Kathmandu: A government-appointed investigation has exposed widespread irregularities and apparent collusion in Nepal Telecom’s tender for a new unified billing system, a project worth over Rs 4.33 billion.
The state-owned telecom company, already under pressure to modernize and compete with private operators, now faces serious allegations of manipulating the procurement process to favour a single vendor.
The high-level committee, chaired by former secretary Maniram Gelal and formed on the instructions of Minister for Communications and Information Technology Jagadish Kharel, concluded that Nepal Telecom deliberately structured the tender to benefit one bidder—widely believed to be China’s Huawei Technologies. Technical specifications were narrowly drafted to match the capabilities of a specific supplier, while legitimate competitors were effectively excluded from the race.
The investigation found that the company’s board, on 18 March 2025, approved last-minute changes to the bidding documents that inflated the original project cost from Rs 3.98 billion to Rs 4.33 billion. The bid evaluation committee itself was formed in violation of both the Public Procurement Act 2007 and Nepal Telecom’s own financial regulations, notably by omitting a required legal expert. Additional clauses were inserted into the tender documents that deviated substantially from the standard template mandated by the Public Procurement Monitoring Office, again without obtaining the necessary approvals.
In the latest bidding round that closed on 7 May 2025, only two companies submitted proposals: Whole Cloud Technology Company Limited (China) and Huawei Technologies. Nepal Telecom disqualified Whole Cloud at the technical evaluation stage and advanced only Huawei to the financial round—a decision now being challenged in the Patan High Court, where the case remains under review.
The probe also highlighted a clear conflict of interest: the tender allowed companies already operating Nepal Telecom’s core network to bid for the billing system as well. Such overlap, the committee warned, heightens the risk of revenue leakage and compromises the security of customer data.
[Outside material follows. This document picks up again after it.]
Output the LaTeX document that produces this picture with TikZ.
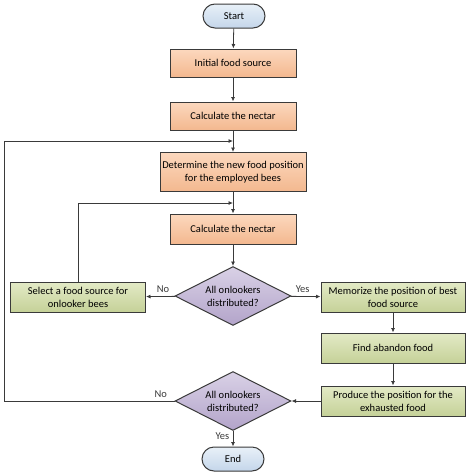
\documentclass[tikz,border=0pt]{standalone}
\usepackage{fontspec}
\setmainfont{Carlito}
\usepackage{xcolor}
\usetikzlibrary{arrows.meta,positioning,shapes.geometric,calc}
\definecolor{FlowLine}{HTML}{3A3A3A}
\definecolor{StepTop}{HTML}{FCD8BE}
\definecolor{StepBot}{HTML}{F3B88F}
\definecolor{SideTop}{HTML}{E3EAC6}
\definecolor{SideBot}{HTML}{C5D198}
\definecolor{AskTop}{HTML}{D9D1E6}
\definecolor{AskBot}{HTML}{B3A4CA}
\definecolor{EndTop}{HTML}{E8F0F8}
\definecolor{EndBot}{HTML}{C4D6EA}

\tikzset{
  flowbox/.style={draw=FlowLine,line width=1pt,align=center,inner sep=1pt,
    font=\fontsize{10.5}{13}\selectfont},
  stepbox/.style={flowbox,top color=StepTop,bottom color=StepBot,
    minimum width=126pt,minimum height=28pt},
  sidebox/.style={flowbox,top color=SideTop,bottom color=SideBot,
    minimum width=144pt,minimum height=30pt},
  askbox/.style={flowbox,diamond,aspect=2,inner sep=0pt,top color=AskTop,bottom color=AskBot,
    minimum width=116pt,minimum height=59pt},
  termbox/.style={flowbox,rounded corners=12pt,top color=EndTop,bottom color=EndBot,
    minimum width=62pt,minimum height=24pt},
  flow/.style={draw=FlowLine,line width=0.8pt,-{Latex[length=4.5pt,width=4pt]}},
  tag/.style={font=\fontsize{10.5}{13}\selectfont,text=FlowLine}
}

\begin{document}
\begin{tikzpicture}[x=1pt,y=-1pt]
  \useasboundingbox (0,0) rectangle (474,474);

  % main column
  \node[termbox] (start) at (234,16) {Start};
  \node[stepbox] (init) at (233,63) {Initial food source};
  \node[stepbox] (nectA) at (233,116) {Calculate the nectar};
  \node[stepbox,minimum width=146pt,minimum height=39pt] (employ) at (233,172)
    {Determine the new food position\\for the employed bees};
  \node[stepbox,minimum height=30pt] (nectB) at (233,229) {Calculate the nectar};
  \node[askbox] (askA) at (233,296) {All onlookers\\distributed?};
  \node[askbox] (askB) at (233,401) {All onlookers\\distributed?};
  \node[termbox] (end) at (233,459) {End};

  % side columns
  \node[sidebox,minimum width=135pt] (select) at (78,297) {Select a food source for\\onlooker bees};
  \node[sidebox] (memo) at (393,297) {Memorize the position of best\\food source};
  \node[sidebox] (abandon) at (393,348) {Find abandon food};
  \node[sidebox] (produce) at (393,401) {Produce the position for the\\exhausted food};

  % loop corners
  \coordinate (joinA) at (233,141);
  \coordinate (joinB) at (233,203);
  \coordinate (farL) at (4,401);

  \draw[flow] (start) -- (init);
  \draw[flow] (init) -- (nectA);
  \draw[flow] (nectA) -- (employ);
  \draw[flow] (employ) -- (nectB);
  \draw[flow] (nectB) -- (askA);
  \draw[flow] (askA) -- node[tag,above,pos=0.42] {No} (select);
  \draw[flow] (askA) -- node[tag,above,pos=0.4] {Yes} (memo);
  \draw[flow] (memo) -- (abandon);
  \draw[flow] (abandon) -- (produce);
  \draw[flow] (produce) -- (askB);
  \draw[flow] (askB) -- node[tag,left,pos=0.35] {Yes} (end);
  \draw[flow] (select.north) |- (joinB);
  \draw[flow] (askB.west) -- node[tag,above,pos=0.08] {No} (farL) |- (joinA);
\end{tikzpicture}
\end{document}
Moreover, the proposed system completely ignores the country’s upcoming transition to 5G, meaning taxpayers will face additional multibillion-rupee costs in the near future to retrofit a platform that should have been future-proof from day one.
The committee criticized Nepal Telecom for extending its existing billing contract with Chinese firm AsianInfo Linkage Technologies in early 2023, leaving just two years on the current deal, an artificially tight timeline that added urgency to rush the new procurement.
In its recommendations, the panel urged the telecom giant to significantly broaden technical specifications to encourage genuine competition, strictly adhere to public procurement laws, use only approved standard bidding templates, and ensure that core network operators and billing system providers remain separate entities. It also stressed the need for any new platform to fully support 5G and the latest global standards from the outset, while prioritizing customer data protection and fair market competition.
As Nepal’s largest telecommunications provider grapples with declining market share and the urgent need to roll out next-generation services, this scandal has cast a harsh spotlight on governance and transparency at the heart of the country’s digital infrastructure. The government has yet to announce whether the controversial tender will be scrapped and relaunched under stricter oversight.